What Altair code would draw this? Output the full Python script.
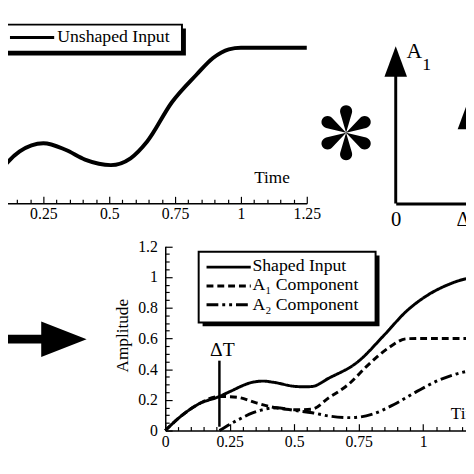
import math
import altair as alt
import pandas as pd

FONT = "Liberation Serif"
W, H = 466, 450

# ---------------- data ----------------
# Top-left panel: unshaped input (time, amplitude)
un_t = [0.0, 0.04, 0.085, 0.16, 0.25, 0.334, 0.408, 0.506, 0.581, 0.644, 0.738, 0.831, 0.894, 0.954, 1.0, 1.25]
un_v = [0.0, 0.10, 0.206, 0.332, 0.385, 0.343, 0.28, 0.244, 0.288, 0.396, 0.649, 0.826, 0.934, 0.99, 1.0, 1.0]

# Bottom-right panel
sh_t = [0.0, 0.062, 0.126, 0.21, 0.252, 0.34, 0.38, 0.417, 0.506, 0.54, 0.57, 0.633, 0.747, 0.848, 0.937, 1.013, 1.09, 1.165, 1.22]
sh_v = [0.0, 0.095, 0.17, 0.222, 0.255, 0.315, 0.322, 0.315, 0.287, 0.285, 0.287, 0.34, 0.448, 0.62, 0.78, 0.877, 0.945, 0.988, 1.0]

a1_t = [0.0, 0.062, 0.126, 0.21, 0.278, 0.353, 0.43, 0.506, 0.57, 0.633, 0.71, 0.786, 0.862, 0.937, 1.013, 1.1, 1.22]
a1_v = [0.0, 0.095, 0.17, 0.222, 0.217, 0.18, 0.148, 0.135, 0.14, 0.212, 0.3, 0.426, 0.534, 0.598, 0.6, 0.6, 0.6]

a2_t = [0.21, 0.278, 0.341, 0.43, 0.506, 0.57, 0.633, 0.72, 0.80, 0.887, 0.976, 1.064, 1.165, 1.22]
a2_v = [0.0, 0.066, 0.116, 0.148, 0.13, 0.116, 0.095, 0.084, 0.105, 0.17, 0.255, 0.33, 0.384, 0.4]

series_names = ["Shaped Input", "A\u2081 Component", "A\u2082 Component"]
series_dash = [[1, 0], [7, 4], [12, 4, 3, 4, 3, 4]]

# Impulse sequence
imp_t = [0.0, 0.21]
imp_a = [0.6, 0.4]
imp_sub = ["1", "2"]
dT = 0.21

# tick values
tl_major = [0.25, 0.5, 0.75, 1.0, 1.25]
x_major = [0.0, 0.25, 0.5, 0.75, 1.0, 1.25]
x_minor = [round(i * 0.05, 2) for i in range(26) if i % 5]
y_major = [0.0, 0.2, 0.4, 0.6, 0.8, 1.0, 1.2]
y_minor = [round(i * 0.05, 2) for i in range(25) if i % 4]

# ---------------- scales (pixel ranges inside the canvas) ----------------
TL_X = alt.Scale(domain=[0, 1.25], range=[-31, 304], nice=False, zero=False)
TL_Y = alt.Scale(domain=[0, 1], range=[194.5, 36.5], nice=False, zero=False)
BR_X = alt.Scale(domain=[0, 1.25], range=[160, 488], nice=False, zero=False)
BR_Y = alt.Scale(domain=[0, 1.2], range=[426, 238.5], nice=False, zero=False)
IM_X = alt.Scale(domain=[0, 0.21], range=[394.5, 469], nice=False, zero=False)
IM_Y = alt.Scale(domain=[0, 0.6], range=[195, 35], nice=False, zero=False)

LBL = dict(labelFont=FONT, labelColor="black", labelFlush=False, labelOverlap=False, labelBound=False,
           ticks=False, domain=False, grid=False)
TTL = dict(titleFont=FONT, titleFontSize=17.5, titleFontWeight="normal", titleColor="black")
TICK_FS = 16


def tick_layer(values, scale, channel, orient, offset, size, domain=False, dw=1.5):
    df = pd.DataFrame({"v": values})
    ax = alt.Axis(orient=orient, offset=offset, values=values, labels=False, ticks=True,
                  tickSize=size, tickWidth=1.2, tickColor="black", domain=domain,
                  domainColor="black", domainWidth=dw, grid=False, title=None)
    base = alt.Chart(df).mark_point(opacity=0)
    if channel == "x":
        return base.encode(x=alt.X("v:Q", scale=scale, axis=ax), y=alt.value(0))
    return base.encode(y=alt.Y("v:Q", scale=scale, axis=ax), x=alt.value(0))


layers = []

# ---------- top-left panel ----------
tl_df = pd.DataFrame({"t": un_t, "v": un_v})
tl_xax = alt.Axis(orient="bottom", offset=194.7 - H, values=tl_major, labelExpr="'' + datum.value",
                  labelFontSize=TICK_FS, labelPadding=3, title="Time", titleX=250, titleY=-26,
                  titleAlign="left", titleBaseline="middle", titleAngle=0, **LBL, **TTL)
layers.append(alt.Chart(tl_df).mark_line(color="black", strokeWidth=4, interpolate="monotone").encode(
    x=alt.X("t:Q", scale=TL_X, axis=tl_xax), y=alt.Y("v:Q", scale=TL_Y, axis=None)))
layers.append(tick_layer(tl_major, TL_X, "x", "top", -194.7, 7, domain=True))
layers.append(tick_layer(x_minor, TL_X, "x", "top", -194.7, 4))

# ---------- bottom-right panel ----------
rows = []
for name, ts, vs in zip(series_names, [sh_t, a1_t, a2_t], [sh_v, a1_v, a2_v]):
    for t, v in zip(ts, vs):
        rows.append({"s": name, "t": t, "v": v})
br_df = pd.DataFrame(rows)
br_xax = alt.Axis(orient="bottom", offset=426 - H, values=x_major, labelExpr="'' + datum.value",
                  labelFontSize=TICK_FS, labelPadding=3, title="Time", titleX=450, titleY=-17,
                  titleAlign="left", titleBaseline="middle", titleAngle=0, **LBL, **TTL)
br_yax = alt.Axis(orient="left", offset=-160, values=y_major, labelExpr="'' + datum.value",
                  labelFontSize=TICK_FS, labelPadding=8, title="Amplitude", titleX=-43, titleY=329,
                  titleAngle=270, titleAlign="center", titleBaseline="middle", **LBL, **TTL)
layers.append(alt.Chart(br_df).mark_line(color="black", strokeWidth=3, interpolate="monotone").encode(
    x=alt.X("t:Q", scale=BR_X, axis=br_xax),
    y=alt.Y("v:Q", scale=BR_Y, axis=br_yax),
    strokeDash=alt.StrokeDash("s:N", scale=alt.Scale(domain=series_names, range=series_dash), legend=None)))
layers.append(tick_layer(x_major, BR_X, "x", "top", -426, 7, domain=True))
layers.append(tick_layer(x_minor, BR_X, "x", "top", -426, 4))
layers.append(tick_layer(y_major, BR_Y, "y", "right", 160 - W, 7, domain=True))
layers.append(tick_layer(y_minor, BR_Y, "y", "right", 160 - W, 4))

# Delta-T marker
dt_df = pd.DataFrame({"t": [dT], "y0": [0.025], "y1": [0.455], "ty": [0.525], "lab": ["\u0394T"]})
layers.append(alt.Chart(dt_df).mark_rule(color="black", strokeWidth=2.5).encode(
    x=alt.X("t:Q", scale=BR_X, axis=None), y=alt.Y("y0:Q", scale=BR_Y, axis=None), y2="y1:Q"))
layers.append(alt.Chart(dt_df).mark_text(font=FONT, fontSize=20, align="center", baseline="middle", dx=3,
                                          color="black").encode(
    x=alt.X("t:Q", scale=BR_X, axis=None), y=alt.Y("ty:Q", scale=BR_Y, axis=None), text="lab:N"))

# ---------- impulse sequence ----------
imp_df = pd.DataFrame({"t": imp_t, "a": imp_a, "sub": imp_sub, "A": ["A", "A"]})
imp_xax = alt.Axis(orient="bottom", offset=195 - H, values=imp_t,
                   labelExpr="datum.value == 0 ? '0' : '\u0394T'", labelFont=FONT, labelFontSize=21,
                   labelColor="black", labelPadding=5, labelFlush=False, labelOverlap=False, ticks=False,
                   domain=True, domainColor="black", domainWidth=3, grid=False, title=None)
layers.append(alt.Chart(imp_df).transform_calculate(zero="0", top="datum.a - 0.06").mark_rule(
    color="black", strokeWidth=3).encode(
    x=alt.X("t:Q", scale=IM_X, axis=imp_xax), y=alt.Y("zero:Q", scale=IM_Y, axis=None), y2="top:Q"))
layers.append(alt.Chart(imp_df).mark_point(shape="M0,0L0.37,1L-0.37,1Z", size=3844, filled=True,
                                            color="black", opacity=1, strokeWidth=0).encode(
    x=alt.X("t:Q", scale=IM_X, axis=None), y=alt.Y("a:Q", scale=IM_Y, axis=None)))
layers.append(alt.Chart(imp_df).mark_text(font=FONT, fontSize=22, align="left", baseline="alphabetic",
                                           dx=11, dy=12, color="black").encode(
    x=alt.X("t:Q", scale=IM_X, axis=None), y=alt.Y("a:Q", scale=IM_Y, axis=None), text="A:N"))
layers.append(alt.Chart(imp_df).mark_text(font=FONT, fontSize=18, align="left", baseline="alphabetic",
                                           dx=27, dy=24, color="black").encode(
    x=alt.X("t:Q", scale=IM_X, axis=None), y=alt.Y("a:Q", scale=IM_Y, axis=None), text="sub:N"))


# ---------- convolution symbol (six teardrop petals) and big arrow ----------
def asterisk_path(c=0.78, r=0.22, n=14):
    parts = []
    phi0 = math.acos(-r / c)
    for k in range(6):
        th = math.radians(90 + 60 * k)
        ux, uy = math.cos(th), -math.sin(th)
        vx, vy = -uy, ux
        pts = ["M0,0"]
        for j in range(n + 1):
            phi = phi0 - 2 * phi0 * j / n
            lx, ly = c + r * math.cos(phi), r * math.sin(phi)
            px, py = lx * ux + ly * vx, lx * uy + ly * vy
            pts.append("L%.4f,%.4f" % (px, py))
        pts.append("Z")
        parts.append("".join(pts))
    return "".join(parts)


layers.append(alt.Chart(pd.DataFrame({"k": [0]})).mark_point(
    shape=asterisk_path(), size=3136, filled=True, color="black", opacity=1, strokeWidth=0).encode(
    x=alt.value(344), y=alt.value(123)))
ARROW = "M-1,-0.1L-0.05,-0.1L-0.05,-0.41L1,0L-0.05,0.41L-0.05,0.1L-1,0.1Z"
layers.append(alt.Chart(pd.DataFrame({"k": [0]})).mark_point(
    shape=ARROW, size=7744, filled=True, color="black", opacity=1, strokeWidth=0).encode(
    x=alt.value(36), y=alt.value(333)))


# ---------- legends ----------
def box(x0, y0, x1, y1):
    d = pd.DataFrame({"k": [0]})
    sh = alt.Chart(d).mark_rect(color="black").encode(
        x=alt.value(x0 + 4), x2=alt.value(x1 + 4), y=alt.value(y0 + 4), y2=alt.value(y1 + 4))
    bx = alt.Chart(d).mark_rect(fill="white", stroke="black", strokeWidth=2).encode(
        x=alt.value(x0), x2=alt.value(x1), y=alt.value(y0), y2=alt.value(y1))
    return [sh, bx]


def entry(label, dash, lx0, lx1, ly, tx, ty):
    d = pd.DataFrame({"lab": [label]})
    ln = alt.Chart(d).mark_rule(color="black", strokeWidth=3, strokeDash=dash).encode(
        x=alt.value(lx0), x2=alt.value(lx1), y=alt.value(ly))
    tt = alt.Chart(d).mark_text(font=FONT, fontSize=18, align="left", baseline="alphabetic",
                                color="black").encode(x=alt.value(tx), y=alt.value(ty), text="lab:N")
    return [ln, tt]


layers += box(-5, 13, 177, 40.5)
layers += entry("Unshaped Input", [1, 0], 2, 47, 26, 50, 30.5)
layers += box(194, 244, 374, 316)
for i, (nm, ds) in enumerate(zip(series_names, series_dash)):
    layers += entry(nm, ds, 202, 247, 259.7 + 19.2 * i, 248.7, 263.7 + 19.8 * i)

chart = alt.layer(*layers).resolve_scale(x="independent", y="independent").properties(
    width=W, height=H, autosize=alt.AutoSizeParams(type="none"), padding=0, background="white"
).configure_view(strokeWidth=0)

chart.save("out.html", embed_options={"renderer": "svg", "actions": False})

# Exercise requirements
Exactly as they appear, print the lines of the listing above from its first line through the line that contains "W, H = 466, 450", minus the pictures.

# Result for this task
What Altair code would draw this? Output the full Python script.
import math
import altair as alt
import pandas as pd

FONT = "Liberation Serif"
W, H = 466, 450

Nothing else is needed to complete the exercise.